**To do**
Find the lines below that contain the string "this". Copy each one.

########

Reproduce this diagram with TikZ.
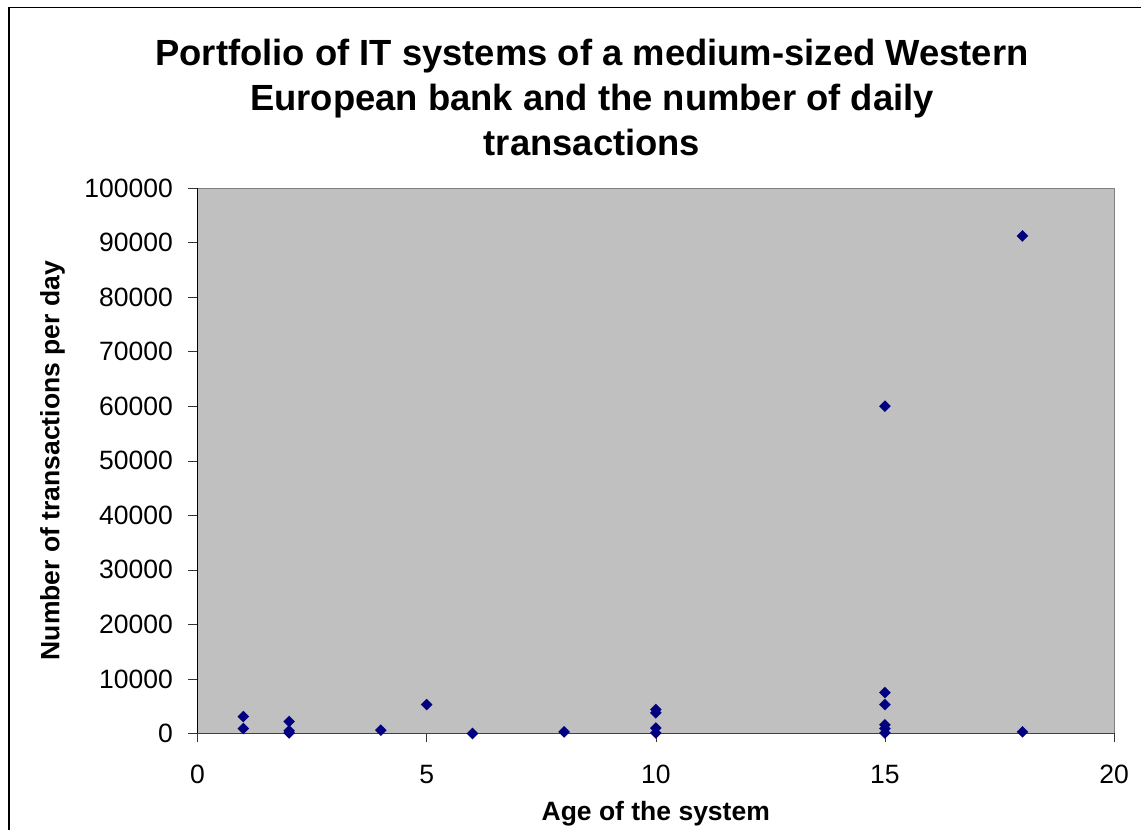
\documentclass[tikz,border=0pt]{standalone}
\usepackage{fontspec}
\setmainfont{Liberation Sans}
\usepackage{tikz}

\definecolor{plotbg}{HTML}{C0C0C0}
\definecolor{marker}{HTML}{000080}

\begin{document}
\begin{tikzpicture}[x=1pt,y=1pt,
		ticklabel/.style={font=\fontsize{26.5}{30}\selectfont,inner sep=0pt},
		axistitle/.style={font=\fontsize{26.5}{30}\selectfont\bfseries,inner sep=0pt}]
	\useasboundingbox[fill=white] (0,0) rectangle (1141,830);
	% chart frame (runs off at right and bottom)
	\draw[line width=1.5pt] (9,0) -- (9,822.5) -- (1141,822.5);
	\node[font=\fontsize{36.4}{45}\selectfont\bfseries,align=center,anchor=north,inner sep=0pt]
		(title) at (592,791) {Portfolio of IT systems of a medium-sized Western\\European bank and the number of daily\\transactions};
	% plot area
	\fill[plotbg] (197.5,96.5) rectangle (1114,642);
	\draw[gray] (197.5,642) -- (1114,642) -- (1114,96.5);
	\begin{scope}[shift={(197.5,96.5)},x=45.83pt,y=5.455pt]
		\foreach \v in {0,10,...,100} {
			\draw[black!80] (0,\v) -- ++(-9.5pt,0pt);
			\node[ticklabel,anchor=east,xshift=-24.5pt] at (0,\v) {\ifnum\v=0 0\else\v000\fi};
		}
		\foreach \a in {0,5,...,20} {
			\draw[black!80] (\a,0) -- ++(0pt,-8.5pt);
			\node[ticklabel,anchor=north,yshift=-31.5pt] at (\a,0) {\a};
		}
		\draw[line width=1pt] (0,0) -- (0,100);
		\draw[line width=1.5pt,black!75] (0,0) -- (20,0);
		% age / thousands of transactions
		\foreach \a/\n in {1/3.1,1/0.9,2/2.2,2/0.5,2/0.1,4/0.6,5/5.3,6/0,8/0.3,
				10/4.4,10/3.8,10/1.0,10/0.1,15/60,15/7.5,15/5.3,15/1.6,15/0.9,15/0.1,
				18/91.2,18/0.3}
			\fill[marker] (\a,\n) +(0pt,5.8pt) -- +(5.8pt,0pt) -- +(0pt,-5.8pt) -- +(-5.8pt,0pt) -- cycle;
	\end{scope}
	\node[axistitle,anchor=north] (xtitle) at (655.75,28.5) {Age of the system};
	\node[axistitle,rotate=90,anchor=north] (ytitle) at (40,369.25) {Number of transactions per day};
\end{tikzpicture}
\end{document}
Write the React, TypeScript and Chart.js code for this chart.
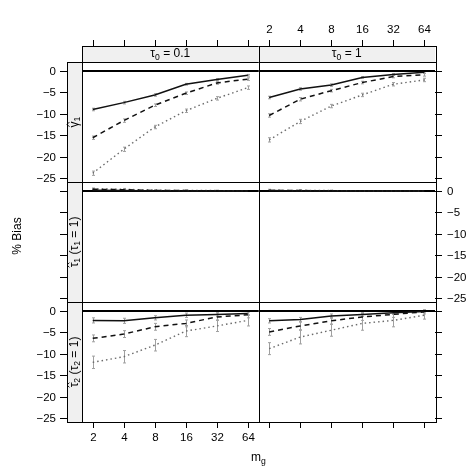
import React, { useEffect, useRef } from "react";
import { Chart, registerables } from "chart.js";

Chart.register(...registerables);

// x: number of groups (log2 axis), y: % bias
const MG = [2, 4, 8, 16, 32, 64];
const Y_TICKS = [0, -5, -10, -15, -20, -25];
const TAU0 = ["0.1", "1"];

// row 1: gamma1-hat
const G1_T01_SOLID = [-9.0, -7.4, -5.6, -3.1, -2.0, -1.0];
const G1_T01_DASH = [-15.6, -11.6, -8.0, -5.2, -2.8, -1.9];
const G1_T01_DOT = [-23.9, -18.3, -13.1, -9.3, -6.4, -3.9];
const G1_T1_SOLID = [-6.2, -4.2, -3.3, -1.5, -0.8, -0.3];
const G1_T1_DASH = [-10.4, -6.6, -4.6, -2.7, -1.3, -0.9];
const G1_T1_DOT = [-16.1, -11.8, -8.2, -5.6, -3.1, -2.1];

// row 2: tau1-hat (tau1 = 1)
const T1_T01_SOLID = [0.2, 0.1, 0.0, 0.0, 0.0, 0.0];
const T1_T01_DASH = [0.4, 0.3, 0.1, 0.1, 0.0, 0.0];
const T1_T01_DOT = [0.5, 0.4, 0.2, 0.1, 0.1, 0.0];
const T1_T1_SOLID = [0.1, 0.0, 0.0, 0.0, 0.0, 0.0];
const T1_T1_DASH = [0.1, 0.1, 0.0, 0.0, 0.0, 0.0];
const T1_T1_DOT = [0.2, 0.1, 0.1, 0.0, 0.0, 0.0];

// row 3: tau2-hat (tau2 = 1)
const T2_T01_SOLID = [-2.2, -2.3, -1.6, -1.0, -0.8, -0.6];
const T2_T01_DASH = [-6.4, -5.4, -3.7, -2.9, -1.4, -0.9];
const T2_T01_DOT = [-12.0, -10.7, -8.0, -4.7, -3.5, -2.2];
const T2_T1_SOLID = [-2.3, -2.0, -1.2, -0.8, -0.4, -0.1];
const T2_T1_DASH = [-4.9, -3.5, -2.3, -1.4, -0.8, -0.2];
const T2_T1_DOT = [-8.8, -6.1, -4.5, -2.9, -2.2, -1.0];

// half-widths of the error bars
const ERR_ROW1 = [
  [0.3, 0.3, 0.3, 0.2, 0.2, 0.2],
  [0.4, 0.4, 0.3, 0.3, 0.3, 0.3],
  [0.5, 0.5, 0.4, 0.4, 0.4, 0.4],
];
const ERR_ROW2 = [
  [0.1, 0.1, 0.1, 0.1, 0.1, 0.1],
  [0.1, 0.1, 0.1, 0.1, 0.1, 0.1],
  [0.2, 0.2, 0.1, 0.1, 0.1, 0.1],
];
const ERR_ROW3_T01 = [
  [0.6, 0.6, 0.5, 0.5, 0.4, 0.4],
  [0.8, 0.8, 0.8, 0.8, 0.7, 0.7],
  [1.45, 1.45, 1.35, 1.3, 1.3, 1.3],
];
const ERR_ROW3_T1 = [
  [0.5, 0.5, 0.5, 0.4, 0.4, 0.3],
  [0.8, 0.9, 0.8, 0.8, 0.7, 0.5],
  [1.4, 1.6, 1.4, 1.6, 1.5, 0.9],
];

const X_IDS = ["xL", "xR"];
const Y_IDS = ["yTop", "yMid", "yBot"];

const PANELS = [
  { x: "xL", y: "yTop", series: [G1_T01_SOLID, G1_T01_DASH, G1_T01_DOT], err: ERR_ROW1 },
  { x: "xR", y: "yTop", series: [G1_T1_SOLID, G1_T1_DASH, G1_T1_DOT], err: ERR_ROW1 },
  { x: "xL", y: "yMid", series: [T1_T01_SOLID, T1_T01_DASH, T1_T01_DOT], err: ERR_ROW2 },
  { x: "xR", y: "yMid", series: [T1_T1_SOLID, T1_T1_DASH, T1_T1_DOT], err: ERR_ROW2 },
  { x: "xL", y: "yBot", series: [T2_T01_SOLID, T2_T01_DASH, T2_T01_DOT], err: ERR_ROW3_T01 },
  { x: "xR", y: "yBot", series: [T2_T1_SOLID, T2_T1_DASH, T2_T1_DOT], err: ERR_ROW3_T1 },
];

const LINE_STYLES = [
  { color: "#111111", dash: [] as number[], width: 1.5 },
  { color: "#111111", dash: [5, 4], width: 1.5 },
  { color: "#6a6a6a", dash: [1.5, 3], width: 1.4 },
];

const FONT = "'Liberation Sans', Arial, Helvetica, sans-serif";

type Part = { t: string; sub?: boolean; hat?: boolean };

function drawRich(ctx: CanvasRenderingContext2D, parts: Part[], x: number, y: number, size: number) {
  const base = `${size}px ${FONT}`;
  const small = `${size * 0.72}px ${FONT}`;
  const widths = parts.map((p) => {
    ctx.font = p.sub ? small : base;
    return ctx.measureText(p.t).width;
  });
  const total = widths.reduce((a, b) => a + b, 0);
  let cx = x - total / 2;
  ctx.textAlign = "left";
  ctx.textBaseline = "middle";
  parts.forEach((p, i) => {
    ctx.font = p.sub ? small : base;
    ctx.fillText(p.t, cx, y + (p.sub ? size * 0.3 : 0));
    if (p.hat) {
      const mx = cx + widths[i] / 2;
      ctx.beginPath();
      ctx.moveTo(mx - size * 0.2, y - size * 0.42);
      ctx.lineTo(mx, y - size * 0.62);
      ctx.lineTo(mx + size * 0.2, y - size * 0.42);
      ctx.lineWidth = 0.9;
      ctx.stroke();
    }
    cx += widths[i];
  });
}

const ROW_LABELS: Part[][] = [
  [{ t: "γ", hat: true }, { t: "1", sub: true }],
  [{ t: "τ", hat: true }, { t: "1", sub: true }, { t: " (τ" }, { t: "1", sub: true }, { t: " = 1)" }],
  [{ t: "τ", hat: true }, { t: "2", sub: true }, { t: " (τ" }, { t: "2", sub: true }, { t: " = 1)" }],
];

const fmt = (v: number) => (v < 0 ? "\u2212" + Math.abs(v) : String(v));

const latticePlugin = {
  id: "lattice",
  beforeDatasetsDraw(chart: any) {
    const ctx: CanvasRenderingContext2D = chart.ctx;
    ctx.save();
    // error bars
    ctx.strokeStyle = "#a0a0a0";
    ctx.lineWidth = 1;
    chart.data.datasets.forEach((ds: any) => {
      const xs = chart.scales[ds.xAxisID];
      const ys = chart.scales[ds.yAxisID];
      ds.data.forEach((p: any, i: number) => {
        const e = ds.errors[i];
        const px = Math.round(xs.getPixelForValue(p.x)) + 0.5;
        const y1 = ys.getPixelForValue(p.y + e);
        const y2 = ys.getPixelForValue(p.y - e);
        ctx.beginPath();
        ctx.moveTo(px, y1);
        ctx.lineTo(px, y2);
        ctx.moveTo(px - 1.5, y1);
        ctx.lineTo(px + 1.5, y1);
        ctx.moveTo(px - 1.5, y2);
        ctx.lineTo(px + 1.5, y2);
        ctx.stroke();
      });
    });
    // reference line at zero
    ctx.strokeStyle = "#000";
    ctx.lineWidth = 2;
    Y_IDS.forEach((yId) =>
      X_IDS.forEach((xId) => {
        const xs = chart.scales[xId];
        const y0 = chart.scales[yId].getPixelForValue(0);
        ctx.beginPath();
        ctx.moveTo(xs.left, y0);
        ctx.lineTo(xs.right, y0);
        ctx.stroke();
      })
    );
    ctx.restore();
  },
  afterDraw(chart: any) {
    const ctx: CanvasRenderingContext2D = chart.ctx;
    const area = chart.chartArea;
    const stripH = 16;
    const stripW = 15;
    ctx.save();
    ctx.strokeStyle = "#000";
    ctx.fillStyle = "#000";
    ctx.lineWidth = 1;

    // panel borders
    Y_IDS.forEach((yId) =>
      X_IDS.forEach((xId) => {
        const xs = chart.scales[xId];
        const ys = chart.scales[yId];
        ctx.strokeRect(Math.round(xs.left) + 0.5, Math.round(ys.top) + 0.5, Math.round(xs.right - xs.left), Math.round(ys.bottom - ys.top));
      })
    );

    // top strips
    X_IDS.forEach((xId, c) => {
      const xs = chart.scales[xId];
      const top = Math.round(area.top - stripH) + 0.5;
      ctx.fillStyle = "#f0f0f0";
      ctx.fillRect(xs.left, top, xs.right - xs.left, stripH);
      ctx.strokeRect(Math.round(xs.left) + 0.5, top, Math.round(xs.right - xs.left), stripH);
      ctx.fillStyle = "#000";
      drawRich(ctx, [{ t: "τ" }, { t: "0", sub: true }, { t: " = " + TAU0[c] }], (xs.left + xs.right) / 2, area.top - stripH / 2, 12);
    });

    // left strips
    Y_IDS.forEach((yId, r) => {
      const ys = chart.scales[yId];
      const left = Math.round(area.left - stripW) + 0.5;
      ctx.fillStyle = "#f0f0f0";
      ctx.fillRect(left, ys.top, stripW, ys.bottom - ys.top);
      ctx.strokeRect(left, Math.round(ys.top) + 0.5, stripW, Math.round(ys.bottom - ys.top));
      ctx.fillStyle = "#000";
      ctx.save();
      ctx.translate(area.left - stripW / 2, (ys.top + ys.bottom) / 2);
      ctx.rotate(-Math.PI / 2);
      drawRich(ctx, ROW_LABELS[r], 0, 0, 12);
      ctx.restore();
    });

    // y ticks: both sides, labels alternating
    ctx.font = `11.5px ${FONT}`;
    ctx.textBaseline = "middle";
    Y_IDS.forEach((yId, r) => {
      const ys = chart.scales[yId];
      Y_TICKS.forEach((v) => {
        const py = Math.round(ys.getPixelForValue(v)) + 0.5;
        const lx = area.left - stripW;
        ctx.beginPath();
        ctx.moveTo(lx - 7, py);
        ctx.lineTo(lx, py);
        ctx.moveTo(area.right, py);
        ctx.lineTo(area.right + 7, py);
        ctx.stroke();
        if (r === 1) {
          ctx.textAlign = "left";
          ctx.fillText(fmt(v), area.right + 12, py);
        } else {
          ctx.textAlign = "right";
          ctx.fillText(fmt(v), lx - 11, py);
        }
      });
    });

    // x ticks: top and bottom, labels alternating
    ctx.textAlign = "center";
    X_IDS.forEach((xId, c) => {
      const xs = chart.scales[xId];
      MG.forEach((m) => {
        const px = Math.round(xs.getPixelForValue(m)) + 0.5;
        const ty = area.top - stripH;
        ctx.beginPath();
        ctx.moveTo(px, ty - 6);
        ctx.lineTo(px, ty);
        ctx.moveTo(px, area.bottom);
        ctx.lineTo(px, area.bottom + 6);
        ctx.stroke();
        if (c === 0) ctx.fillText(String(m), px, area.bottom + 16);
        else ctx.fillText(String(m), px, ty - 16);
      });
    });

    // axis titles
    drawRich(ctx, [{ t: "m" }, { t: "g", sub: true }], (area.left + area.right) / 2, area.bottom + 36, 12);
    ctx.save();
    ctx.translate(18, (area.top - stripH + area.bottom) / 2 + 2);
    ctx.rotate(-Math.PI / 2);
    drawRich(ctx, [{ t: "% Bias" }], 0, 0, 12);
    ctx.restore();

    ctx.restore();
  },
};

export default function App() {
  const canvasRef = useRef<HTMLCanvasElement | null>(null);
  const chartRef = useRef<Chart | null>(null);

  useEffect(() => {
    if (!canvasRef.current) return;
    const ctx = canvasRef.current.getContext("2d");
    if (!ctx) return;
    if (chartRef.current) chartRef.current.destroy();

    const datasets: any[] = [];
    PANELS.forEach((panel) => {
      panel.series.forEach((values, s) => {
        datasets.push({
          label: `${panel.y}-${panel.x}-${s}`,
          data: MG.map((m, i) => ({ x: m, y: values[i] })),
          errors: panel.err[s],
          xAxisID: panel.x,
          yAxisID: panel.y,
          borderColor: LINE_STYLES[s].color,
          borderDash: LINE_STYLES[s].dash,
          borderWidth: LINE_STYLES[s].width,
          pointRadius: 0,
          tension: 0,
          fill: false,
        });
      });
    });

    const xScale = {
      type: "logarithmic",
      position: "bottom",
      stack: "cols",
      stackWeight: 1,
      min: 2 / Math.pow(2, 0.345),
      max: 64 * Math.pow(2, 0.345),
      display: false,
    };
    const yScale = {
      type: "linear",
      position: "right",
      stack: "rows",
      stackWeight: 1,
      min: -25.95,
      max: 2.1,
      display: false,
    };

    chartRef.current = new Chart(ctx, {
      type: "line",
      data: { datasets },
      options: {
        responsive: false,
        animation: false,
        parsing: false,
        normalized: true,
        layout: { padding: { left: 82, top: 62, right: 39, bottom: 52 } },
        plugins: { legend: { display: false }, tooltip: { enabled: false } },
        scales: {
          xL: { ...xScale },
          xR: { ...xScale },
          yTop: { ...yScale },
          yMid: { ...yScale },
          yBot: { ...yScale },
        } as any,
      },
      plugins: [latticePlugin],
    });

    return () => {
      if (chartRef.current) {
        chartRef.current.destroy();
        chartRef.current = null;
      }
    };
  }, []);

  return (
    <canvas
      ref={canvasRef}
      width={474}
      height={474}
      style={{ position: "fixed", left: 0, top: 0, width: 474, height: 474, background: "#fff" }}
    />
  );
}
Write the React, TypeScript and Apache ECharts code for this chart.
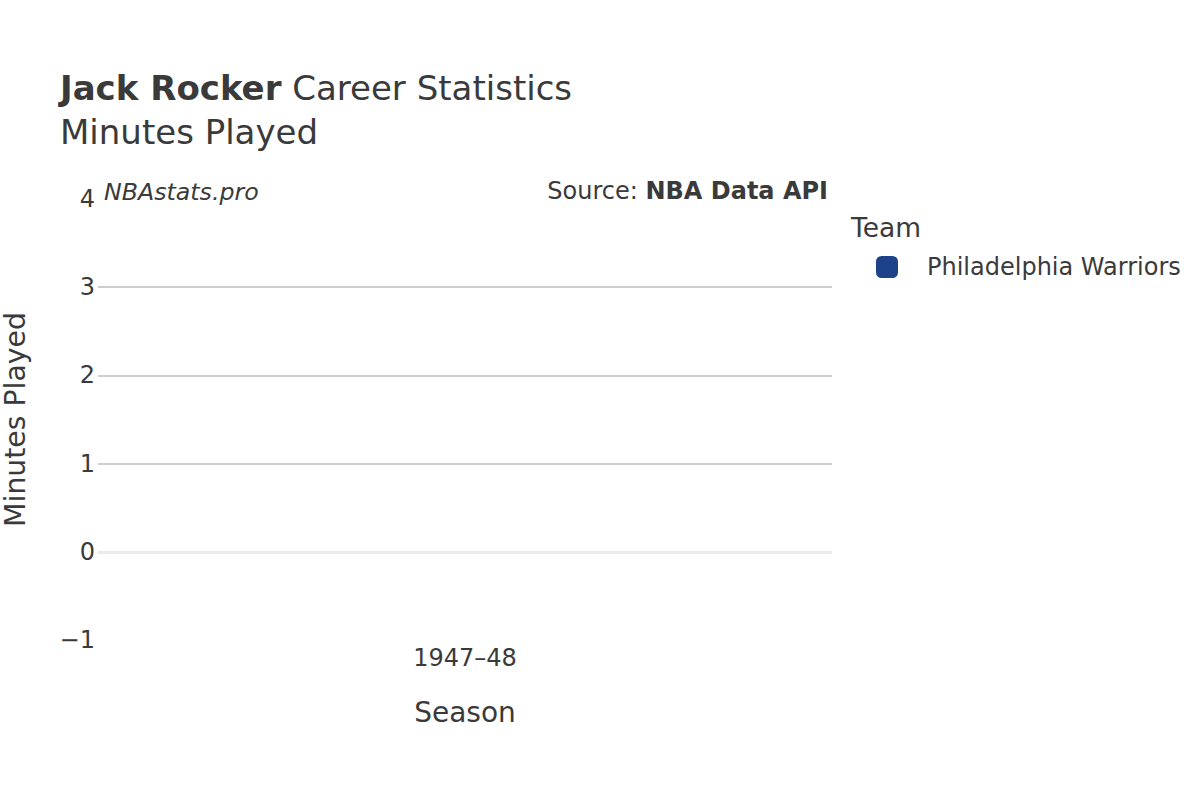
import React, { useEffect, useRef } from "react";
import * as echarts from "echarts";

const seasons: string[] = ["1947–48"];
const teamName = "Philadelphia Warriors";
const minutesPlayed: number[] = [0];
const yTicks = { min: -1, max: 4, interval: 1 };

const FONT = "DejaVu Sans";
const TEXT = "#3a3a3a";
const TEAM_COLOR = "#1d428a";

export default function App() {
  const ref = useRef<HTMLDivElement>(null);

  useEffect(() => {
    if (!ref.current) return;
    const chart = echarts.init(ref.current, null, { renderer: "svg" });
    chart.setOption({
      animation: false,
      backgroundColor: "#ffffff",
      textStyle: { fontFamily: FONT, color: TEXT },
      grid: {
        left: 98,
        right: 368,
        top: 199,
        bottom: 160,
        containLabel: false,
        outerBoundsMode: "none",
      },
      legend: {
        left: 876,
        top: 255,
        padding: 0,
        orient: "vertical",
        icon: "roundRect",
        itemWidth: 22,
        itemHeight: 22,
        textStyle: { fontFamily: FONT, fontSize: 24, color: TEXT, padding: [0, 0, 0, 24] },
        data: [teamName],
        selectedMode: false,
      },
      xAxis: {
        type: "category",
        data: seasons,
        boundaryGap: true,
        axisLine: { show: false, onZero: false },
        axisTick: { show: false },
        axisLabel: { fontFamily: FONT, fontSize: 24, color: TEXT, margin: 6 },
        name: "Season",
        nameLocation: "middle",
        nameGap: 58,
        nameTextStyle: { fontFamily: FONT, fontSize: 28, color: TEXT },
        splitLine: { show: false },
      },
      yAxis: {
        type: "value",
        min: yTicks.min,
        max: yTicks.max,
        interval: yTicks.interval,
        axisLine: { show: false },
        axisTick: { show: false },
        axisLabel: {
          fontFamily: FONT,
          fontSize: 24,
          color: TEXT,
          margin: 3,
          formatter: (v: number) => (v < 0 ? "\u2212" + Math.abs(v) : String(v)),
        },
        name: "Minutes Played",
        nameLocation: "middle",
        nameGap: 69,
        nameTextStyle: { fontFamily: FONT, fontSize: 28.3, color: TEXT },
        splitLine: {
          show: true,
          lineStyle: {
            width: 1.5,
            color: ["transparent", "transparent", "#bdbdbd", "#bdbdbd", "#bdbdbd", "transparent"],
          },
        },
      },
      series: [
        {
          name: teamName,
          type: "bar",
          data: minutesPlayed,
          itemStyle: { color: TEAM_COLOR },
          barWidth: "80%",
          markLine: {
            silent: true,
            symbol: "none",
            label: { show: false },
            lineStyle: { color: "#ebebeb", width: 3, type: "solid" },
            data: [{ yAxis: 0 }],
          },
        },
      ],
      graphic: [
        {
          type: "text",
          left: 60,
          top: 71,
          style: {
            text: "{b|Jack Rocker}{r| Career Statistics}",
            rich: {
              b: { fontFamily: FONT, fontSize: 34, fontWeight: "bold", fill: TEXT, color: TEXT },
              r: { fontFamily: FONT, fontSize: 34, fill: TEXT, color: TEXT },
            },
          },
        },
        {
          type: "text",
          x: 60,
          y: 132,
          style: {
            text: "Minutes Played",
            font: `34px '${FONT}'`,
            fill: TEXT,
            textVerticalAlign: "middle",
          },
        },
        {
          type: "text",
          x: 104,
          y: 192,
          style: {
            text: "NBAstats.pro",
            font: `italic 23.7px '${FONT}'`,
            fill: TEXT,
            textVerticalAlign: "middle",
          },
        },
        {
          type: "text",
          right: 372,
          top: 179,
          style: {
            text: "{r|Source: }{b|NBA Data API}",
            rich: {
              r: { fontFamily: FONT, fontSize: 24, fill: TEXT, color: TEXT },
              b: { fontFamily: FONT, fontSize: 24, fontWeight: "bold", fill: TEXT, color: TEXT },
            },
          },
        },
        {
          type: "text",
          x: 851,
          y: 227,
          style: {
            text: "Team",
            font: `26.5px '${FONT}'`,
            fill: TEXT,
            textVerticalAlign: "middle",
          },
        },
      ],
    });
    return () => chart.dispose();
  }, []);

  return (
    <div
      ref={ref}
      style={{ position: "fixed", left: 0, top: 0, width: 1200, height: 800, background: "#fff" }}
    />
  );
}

########

**Task output**
Reproduce this diagram with TikZ.
Write the React, TypeScript and Chart.js code for this chart.
Write the React, TypeScript and Apache ECharts code for this chart.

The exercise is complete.